My docs were even put into a McGraw-Hill book (without even asking me!)
My boss then was not, and still isn't, suited to being a boss, so I ended
up quitting in a huff one day. I spent a couple of years doing some
consulting type stuff, doing commercial CP/M software and custom dBase-II
programming. Income was negligible, so when some friends offered me a
job with their new parallel computer company (Myrias), I jumped. I was
hired to write their ANSI C compiler (this was before C++ was invented,
and before even the ANSI C spec was finalized). I did most of that, plus
a symbolic debugger, parallel linker, etc. I then switched to doing
lower-level stuff, writing stand-alone mini OS stuff for custom hardware.
By then I was well into Amiga's, and was writing a set of shared libraries
to provide a customizable family of programming languages for use in
things like editors, shells, spreadsheets, databases, etc. I had already
written Amiga Empire, which was a rewritten version of Peter Langston's
original multi-player military conquest game (in Draco of course!). I
then heard about MUDs (I had dabbled a bit before, after hearing about
the old multi-player D&D game on the CDC Plato systems). I decided to
take a break from the library set and write a quickie MUD system, to be
called AmigaDUM. If it worked out, I was going to use the language
libraries to make a better one complete with a MUD language. Well, the
AmigaDUM project has been going on for 6+ years now, and is now called
AmigaMUD. The language libraries still sit forlornly on my HD, as do
the in-progress optimization improvements to the Amiga Draco compiler.

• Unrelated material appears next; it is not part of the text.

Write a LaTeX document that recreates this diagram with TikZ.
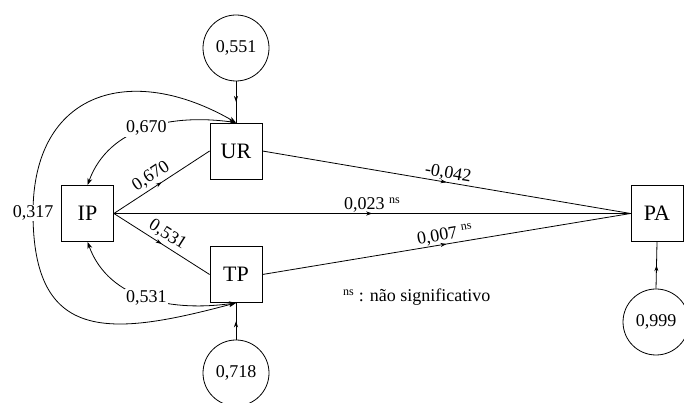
\documentclass[tikz,border=0pt]{standalone}
\usepackage{fontspec}
\setmainfont{Liberation Serif}
\usetikzlibrary{arrows.meta,decorations.markings}
\newcommand{\nsmark}{\textsuperscript{\fontsize{12}{12}\selectfont ns}}

\begin{document}
\begin{tikzpicture}[x=1pt, y=1pt,
  var/.style={draw, line width=0.8pt, minimum width=52pt, minimum height=56pt, inner sep=0pt, font=\fontsize{22}{24}\selectfont},
  err/.style={draw, circle, line width=0.8pt, minimum size=66pt, inner sep=0pt, font=\fontsize{18}{20}\selectfont},
  arrowline/.style={line width=0.8pt, postaction={decorate},
    decoration={markings, mark=at position 0.5 with {\arrow{Stealth[length=6pt,width=4pt]}}}},
  covline/.style={line width=0.8pt, {Stealth[length=7pt,width=5pt]}-{Stealth[length=7pt,width=5pt]}},
  lbl/.style={font=\fontsize{18}{20}\selectfont, inner sep=1pt}]
  \useasboundingbox (0,0) rectangle (684,403);

  % Observed variables
  \node[var] (UR) at (236,252) {UR};
  \node[var] (IP) at (87.5,189.5) {IP};
  \node[var] (TP) at (236,128.5) {TP};
  \node[var] (PA) at (657,189.5) {PA};

  % Residuals
  \node[err] (e551) at (236,355) {0,551};
  \node[err] (e718) at (236,30) {0,718};
  \node[err] (e999) at (656,81) {0,999};

  % Residual paths
  \draw[arrowline] (e551.south) -- (UR.north);
  \draw[arrowline] (e718.north) -- (TP.south);
  \draw[arrowline] (e999.north) -- (PA.south);

  % Direct effects
  \draw[arrowline] (IP.east) -- (UR.west) node[lbl, pos=0.45, sloped, above=2pt] {0,670};
  \draw[arrowline] (IP.east) -- (TP.west) node[lbl, pos=0.5, sloped, above=2pt] {0,531};
  \draw[arrowline] (UR.east) -- (PA.west) node[lbl, midway, sloped, above] {-0,042};
  \draw[arrowline] (IP.east) -- (PA.west) node[lbl, midway, above] {0,023 \nsmark};
  \draw[arrowline] (TP.east) -- (PA.west) node[lbl, midway, sloped, above] {0,007 \nsmark};

  % Covariances
  \coordinate (bend317) at (33,190);
  \draw[covline] (UR.north) to[out=172, in=70] node[lbl, pos=0.5, fill=white] {0,670} (IP.north);
  \draw[covline] (IP.south) to[out=-70, in=188] node[lbl, pos=0.5, fill=white] {0,531} (TP.south);
  \draw[covline] (UR.north) to[out=150, in=90, looseness=1.4] (bend317) node[lbl, fill=white] {0,317}
    to[out=-90, in=195, looseness=1.5] (TP.south);

  % Note
  \node[lbl, anchor=west] (note) at (342,106) {\nsmark\ : não significativo};
\end{tikzpicture}
\end{document}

About two months after starting AmigaDUM, the company Myrias went
bankrupt (no connection, honest!), and I started work on the MUD stuff
full-time. That lasted a few months, until my current boss convinced a
local entrepreneur to buy the remnants of Myrias, and we were back in
business, much reduced in size and ambition. Instead of our own custom
hardware, our parallel stuff now runs on UNIX workstations, and we
do contract work with IBM, HP, Sun, HAL, etc. I've learned more than I
really wanted to know about UNIX. Early in the port to UNIX, I needed
to learn all about sockets, so that I could do a reliable asynchronous
protocol on top of UDP (TCP is too synchronous - we always ended up
deadlocking). To learn that, I wrote a quicky MUD system for UNIX. Later,
I decided to add a programming language to that system, and to see just
how little code would be needed for a MUD like that. It is about 3500
lines of ANSI C, and works fairly well, although not very efficiently.

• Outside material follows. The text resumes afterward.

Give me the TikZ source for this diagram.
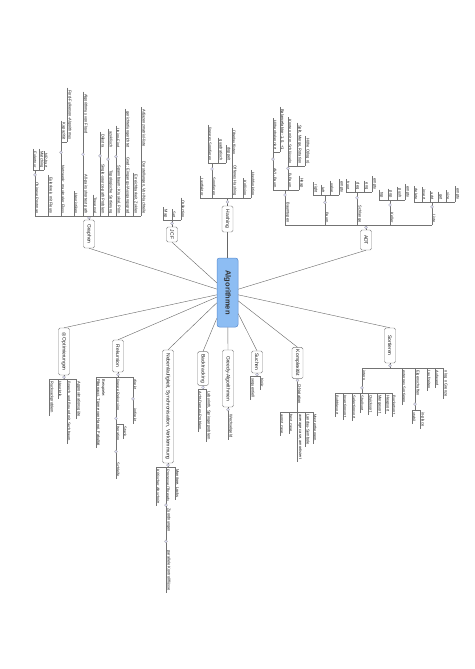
\documentclass[tikz,border=0pt]{standalone}
\usepackage{fontspec}
\setmainfont{Liberation Sans}
\newfontfamily\symf{DejaVu Sans}
\definecolor{rootf}{HTML}{8DBDF3}
\definecolor{rootb}{HTML}{5A8DD0}
\tikzset{
 conn/.style={draw=black!60, line width=0.4pt},
 ul/.style={draw=black!55, line width=0.35pt},
 rootnode/.style={draw=rootb, fill=rootf, rounded corners=2.5pt, line width=0.5pt, rotate=-90,
   minimum width=69pt, minimum height=21pt, inner sep=1pt,
   font=\fontsize{7.5}{9}\selectfont\bfseries, text=black!80},
 topic/.style={draw=black!50, fill=white, rounded corners=1.5pt, line width=0.45pt, rotate=-90,
   minimum height=11pt, inner xsep=2.5pt, inner ysep=1pt,
   font=\fontsize{5}{6}\selectfont, text=black!90},
 leaf/.style={rotate=-90, inner xsep=0.4pt, inner ysep=0.7pt, outer xsep=2pt, outer ysep=0pt,
   align=left, font=\fontsize{4}{4.8}\selectfont, text=black!90},
 knob/.style={circle, draw=black!35, fill=blue!12, minimum size=3pt, inner sep=0pt, line width=0.3pt},
}
% leaf above its bar (text ends at the bar)
\newcommand\Lu[4]{\node[leaf,anchor=south east] (#1) at (#2,0 |- #3) {#4};
  \draw[ul] (#1.south west) -- (#1.south east);}
% leaf below its bar (text starts at the bar)
\newcommand\Ld[4]{\node[leaf,anchor=south west] (#1) at (#2,0 |- #3) {#4};
  \draw[ul] (#1.south west) -- (#1.south east);}
\begin{document}
\begin{tikzpicture}[x=1pt,y=-1pt]
\fill[white] (0,0) rectangle (474,669);
\useasboundingbox (0,0) rectangle (474,669);

% ---------- root and topics ----------
\node[rootnode] (root) at (227.5,292.5) {Algorithmen};

\node[topic, minimum width=28pt] (gra) at (89,234) {Graphen};
\node[topic, minimum width=15pt] (jcf) at (172,234.5) {JCF};
\node[topic, minimum width=26pt] (has) at (227.5,219) {Hashing};
\node[topic, minimum width=20pt] (adt) at (366,240) {ADT};
\node[topic, minimum width=47pt] (opt) at (64,351.5) {{\symf ◎} Optimierungen};
\node[topic, minimum width=32pt] (rek) at (118,356) {Rekursion};
\node[topic, minimum width=113pt] (neb) at (168,406.5) {Nebenläufigkeit, Synchronisation, Verklemmung};
\node[topic, minimum width=33pt] (bac) at (203,368.5) {Backtracking};
\node[topic, minimum width=57pt] (gre) at (228,378.5) {Greedy-Algorithmen};
\node[topic, minimum width=20pt] (suc) at (257,362) {Suchen};
\node[topic, minimum width=30pt] (kom) at (297.5,363) {Komplexität};
\node[topic, minimum width=35pt] (sor) at (390,345.5) {Sortieren};

\foreach \t in {gra,jcf,has,adt} \draw[conn] (root) -- (\t.east);
\foreach \t in {opt,rek,neb,bac,gre,suc,kom,sor} \draw[conn] (root) -- (\t.west);

% ---------- Graphen ----------
\coordinate (graB) at (gra.west |- 0,216);
\draw[conn] (gra.west) -- node[knob]{} (graB);
\Lu{g1}{35}{graB}{Chinese Postman}
\Lu{g2}{48}{graB}{Eulerkreis mit Fleury}
\Lu{g3}{61}{graB}{Netzwerk: maximaler Fluss}
\Lu{g4}{74}{graB}{Heuristiken}
\Lu{g5}{83}{graB}{All-pairs shortest path}
\Lu{g6}{93}{graB}{Traversal}
\Lu{g7}{100}{graB}{Single-source-path Problem}
\Lu{g8}{108}{graB}{Topologische Sortierung}
\Lu{g9}{116}{graB}{Spannbaum: Kruskal, Prim}
\Lu{g10}{125}{graB}{Grad: Eingangs-/Ausgangsgrad}
\Lu{g11}{133}{graB}{Erreichbarkeit, Zyklen}
\Lu{g12}{141}{graB}{Darstellungen, Vor-/Nachteile}
\draw[ul] (g1.south east) -- (g12.south east);

\coordinate (g1B) at (g1.south west |- 0,170);
\draw[ul] (g1.south west) -- node[knob]{} (g1B);
\Lu{g1a}{33}{g1B}{Eulertour}
\Lu{g1b}{39}{g1B}{Matching}
\Lu{g1c}{44}{g1B}{NP-hart}
\draw[ul] (g1a.south east) -- (g1c.south east);

\coordinate (g3B) at (g3.south west |- 0,142);
\draw[ul] (g3.south west) -- node[knob]{} (g3B);
\Lu{g3a}{61}{g3B}{Kapazität}
\Lu{g3b}{67}{g3B}{Ford-Fulkerson-Algorithmus}
\draw[ul] (g3a.south east) -- (g3b.south east);

\coordinate (g5B) at (g5.south west |- 0,136);
\draw[ul] (g5.south west) -- node[knob]{} (g5B);
\Lu{g5a}{83}{g5B}{Algorithmus von Floyd}

\coordinate (g7B) at (g7.south west |- 0,150);
\draw[ul] (g7.south west) -- node[knob]{} (g7B);
\Lu{g7a}{100}{g7B}{Dijkstra}

\coordinate (g8B) at (g8.south west |- 0,150);
\draw[ul] (g8.south west) -- node[knob]{} (g8B);
\Lu{g8a}{108}{g8B}{azyklisch}

\coordinate (g9B) at (g9.south west |- 0,150);
\draw[ul] (g9.south west) -- node[knob]{} (g9B);
\Lu{g9a}{116}{g9B}{Union-Find}

\coordinate (g10B) at (g10.south west |- 0,150);
\draw[ul] (g10.south west) -- (g10B);
\Lu{g10a}{125}{g10B}{gerichtet/ungerichtet}

\coordinate (g12B) at (g12.south west |- 0,149);
\draw[ul] (g12.south west) -- (g12B);
\Lu{g12a}{141}{g12B}{Adjazenzmatrix/-liste}

% ---------- JCF ----------
\coordinate (jcfB) at (jcf.west |- 0,220);
\draw[conn] (jcf.west) -- node[knob]{} (jcfB);
\Lu{j1}{163}{jcfB}{Map}
\Lu{j2}{172}{jcfB}{Set}
\Lu{j3}{181}{jcfB}{Collection}
\draw[ul] (j1.south east) -- (j3.south east);

% ---------- Hashing ----------
\coordinate (hasB) at (has.west |- 0,198);
\draw[conn] (has.west) -- node[knob]{} (hasB);
\Lu{h1}{200}{hasB}{Lastfaktor}
\Lu{h2}{212}{hasB}{Sondieren}
\Lu{h3}{232}{hasB}{Offenes Hashing}
\Lu{h4}{243}{hasB}{Kollision}
\Lu{h5}{251}{hasB}{Hashfunktion}
\draw[ul] (h1.south east) -- (h5.south east);

\coordinate (h2B) at (h2.south west |- 0,163);
\draw[ul] (h2.south west) -- node[knob]{} (h2B);
\Lu{h2a}{208}{h2B}{lineares Sondieren}
\Lu{h2b}{218}{h2B}{quadratisch}
\Lu{h2c}{226}{h2B}{doppelt}
\draw[ul] (h2a.south east) -- (h2c.south east);

\coordinate (h3B) at (h3.south west |- 0,157);
\draw[ul] (h3.south west) -- (h3B);
\Lu{h3a}{232}{h3B}{Überlauflisten}

% ---------- ADT ----------
\coordinate (adtB) at (adt.west |- 0,225);
\draw[conn] (adt.west) -- node[knob]{} (adtB);
\Lu{a1}{285}{adtB}{Baumtypen}
\Lu{a2}{325}{adtB}{Baum}
\Lu{a3}{357}{adtB}{Schlange}
\Lu{a4}{390}{adtB}{Keller}
\Lu{a5}{432}{adtB}{Liste}
\draw[ul] (a1.south east) -- (a5.south east);

\coordinate (a1B) at (a1.south west |- 0,190);
\draw[ul] (a1.south west) -- node[knob]{} (a1B);
\Lu{a1a}{273}{a1B}{AVL-Baum}
\Lu{a1b}{288}{a1B}{B-Baum}
\Lu{a1c}{299}{a1B}{Heap}
\draw[ul] (a1a.south east) -- (a1c.south east);

\coordinate (a1aB) at (a1a.south west |- 0,152);
\draw[ul] (a1a.south west) -- node[knob]{} (a1aB);
\Lu{a1a1}{273}{a1aB}{Höhenbalanciert}
\Lu{a1a2}{280}{a1aB}{Balancefaktor -1, 0, +1}
\draw[ul] (a1a1.south east) -- (a1a2.south east);

\coordinate (a1bB) at (a1b.south west |- 0,166);
\draw[ul] (a1b.south west) -- node[knob]{} (a1bB);
\Lu{a1b1}{288}{a1bB}{Knoten mit m Schlüsseln}
\Lu{a1b2}{297}{a1bB}{Split, Merge, Rotation}
\Lu{a1b3}{305}{a1bB}{Höhe O(log n)}
\draw[ul] (a1b1.south east) -- (a1b3.south east);

\coordinate (a2B) at (a2.south west |- 0,195);
\draw[ul] (a2.south west) -- node[knob]{} (a2B);
\Lu{a2a}{313}{a2B}{right}
\Lu{a2b}{321}{a2B}{left}
\Lu{a2c}{330}{a2B}{value}
\Lu{a2d}{339}{a2B}{empty}
\draw[ul] (a2a.south east) -- (a2d.south east);

\coordinate (a3B) at (a3.south west |- 0,192);
\draw[ul] (a3.south west) -- node[knob]{} (a3B);
\Lu{a3a}{346}{a3B}{front}
\Lu{a3b}{355}{a3B}{deq}
\Lu{a3c}{364}{a3B}{enq}
\Lu{a3d}{372}{a3B}{empty}
\draw[ul] (a3a.south east) -- (a3d.south east);

\coordinate (a4B) at (a4.south west |- 0,200);
\draw[ul] (a4.south west) -- node[knob]{} (a4B);
\Lu{a4a}{379}{a4B}{top}
\Lu{a4b}{388}{a4B}{pop}
\Lu{a4c}{397}{a4B}{push}
\Lu{a4d}{405}{a4B}{empty}
\draw[ul] (a4a.south east) -- (a4d.south east);

\coordinate (a5B) at (a5.south west |- 0,202);
\draw[ul] (a5.south west) -- node[knob]{} (a5B);
\Lu{a5a}{414}{a5B}{delete}
\Lu{a5b}{422}{a5B}{insert}
\Lu{a5c}{430}{a5B}{add}
\Lu{a5d}{438}{a5B}{get}
\Lu{a5e}{446}{a5B}{size}
\Lu{a5f}{455}{a5B}{empty}
\draw[ul] (a5a.south east) -- (a5f.south east);

% ---------- Optimierungen ----------
\coordinate (optB) at (opt.east |- 0,379);
\draw[conn] (opt.east) -- node[knob]{} (optB);
\Ld{o1}{49}{optB}{Rucksackproblem}
\Ld{o2}{58}{optB}{Heuristik}
\Ld{o3}{67}{optB}{Branch and Bound mit Suchbaum}
\Ld{o4}{76}{optB}{Approximationsgüte}
\draw[ul] (o1.south west) -- (o4.south west);

% ---------- Rekursion ----------
\coordinate (rekB) at (rek.east |- 0,377);
\draw[conn] (rek.east) -- node[knob]{} (rekB);
\Ld{r1}{96}{rekB}{Beispiele:\\Fibonacci, Türme von Hanoi, Fakultät}
\Ld{r2}{116}{rekB}{lineare Rekursion}
\Ld{r3}{133}{rekB}{direkt}
\draw[ul] (r1.south west) -- (r3.south west);

\coordinate (r2B) at (r2.south east |- 0,424);
\draw[ul] (r2.south east) -- node[knob]{} (r2B);
\Ld{r2a}{116}{r2B}{Iteration}
\Ld{r2b}{123}{r2B}{Stack}
\draw[ul] (r2a.south west) -- (r2b.south west);

\coordinate (r2aB) at (r2a.south east |- 0,460);
\draw[ul] (r2a.south east) -- node[knob]{} (r2aB);
\Ld{r2a1}{116}{r2aB}{Schleife}

\coordinate (r3B) at (r3.south east |- 0,406);
\draw[ul] (r3.south east) -- node[knob]{} (r3B);
\Ld{r3a}{133}{r3B}{indirekt}

% ---------- Nebenlaeufigkeit ----------
\coordinate (nebB) at (neb.east |- 0,467);
\draw[conn] (neb.east) -- node[knob]{} (nebB);
\Ld{n1}{156}{nebB}{Kritischer Abschnitt}
\Ld{n2}{166}{nebB}{Prozesse/Threads}
\Ld{n3}{175}{nebB}{Monitore, Locks}
\draw[ul] (n1.south west) -- (n3.south west);

\coordinate (n2B) at (n2.south east |- 0,506);
\draw[ul] (n2.south east) -- node[knob]{} (n2B);
\Ld{n2a}{166}{n2B}{Zuordnungen}

\coordinate (n2aB) at (n2a.south east |- 0,548);
\draw[ul] (n2a.south east) -- node[knob]{} (n2aB);
\Ld{n2a1}{166}{n2aB}{parallele Kontrollflüsse}

% ---------- Backtracking ----------
\coordinate (bacB) at (bac.east |- 0,389);
\draw[conn] (bac.east) -- node[knob]{} (bacB);
\Ld{b1}{198}{bacB}{Acht-Damen-Problem}
\Ld{b2}{206}{bacB}{Labyrinth, Springerproblem}
\draw[ul] (b1.south west) -- (b2.south west);

% ---------- Greedy ----------
\coordinate (greB) at (gre.east |- 0,412);
\draw[conn] (gre.east) -- node[knob]{} (greB);
\Ld{gr1}{228}{greB}{Wechselgeld}

% ---------- Suchen ----------
\coordinate (sucB) at (suc.east |- 0,376);
\draw[conn] (suc.east) -- node[knob]{} (sucB);
\Ld{s1}{250}{sucB}{sequentiell}
\Ld{s2}{260}{sucB}{binär}
\draw[ul] (s1.south west) -- (s2.south west);

% ---------- Komplexitaet ----------
\coordinate (komB) at (kom.east |- 0,382);
\draw[conn] (kom.east) -- node[knob]{} (komB);
\Ld{k1}{297.5}{komB}{O-Notation}

\coordinate (k1B) at (k1.south east |- 0,412);
\draw[ul] (k1.south east) -- (k1B);
\Ld{k1a}{280}{k1B}{worst case}
\Ld{k1b}{289}{k1B}{best case}
\Ld{k1c}{297.5}{k1B}{average case, amortisiert}
\Ld{k1d}{305}{k1B}{Landau-Symbole}
\Ld{k1e}{313}{k1B}{Mastertheorem}
\draw[ul] (k1a.south west) -- (k1e.south west);

% ---------- Sortieren ----------
\coordinate (sorB) at (sor.east |- 0,368);
\draw[conn] (sor.east) -- node[knob]{} (sorB);
\Ld{t1}{362}{sorB}{intern}
\Ld{t2}{402}{sorB}{externes Sortieren}
\Ld{t3}{415}{sorB}{Eigenschaften}
\Ld{t4}{427}{sorB}{Laufzeiten}
\Ld{t5}{435}{sorB}{Aufwand}
\Ld{t6}{443}{sorB}{n log n Grenze}
\draw[ul] (t1.south west) -- (t6.south west);

\coordinate (t1B) at (t1.south east |- 0,393);
\draw[ul] (t1.south east) -- node[knob]{} (t1B);
\Ld{t1a}{335}{t1B}{Bubblesort}
\Ld{t1b}{343}{t1B}{Insertionsort}
\Ld{t1c}{352}{t1B}{Selectionsort}
\Ld{t1d}{360}{t1B}{Shellsort}
\Ld{t1e}{368}{t1B}{Quicksort}
\Ld{t1f}{377}{t1B}{Mergesort}
\Ld{t1g}{385}{t1B}{Heapsort}
\Ld{t1h}{392}{t1B}{Bucketsort}
\draw[ul] (t1a.south west) -- (t1h.south west);

\coordinate (t3B) at (t3.south east |- 0,410);
\draw[ul] (t3.south east) -- node[knob]{} (t3B);
\Ld{t3a}{412}{t3B}{stabil}
\Ld{t3b}{420}{t3B}{in-place}
\draw[ul] (t3a.south west) -- (t3b.south west);
\end{tikzpicture}
\end{document}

I'm currently working to get release 1.1 of AmigaMUD out. I've wasted a
tremendous amount of time on (to me) boring things like making the
custom client a lot more general, and adding and using fixed-point numbers
to the system (so the graphics can be scaled properly).


Whew! Am I ever long-winded! However, this might show you where I'm
coming from, and why my emphasis is often more on programming language
and efficiency issues than on other issues.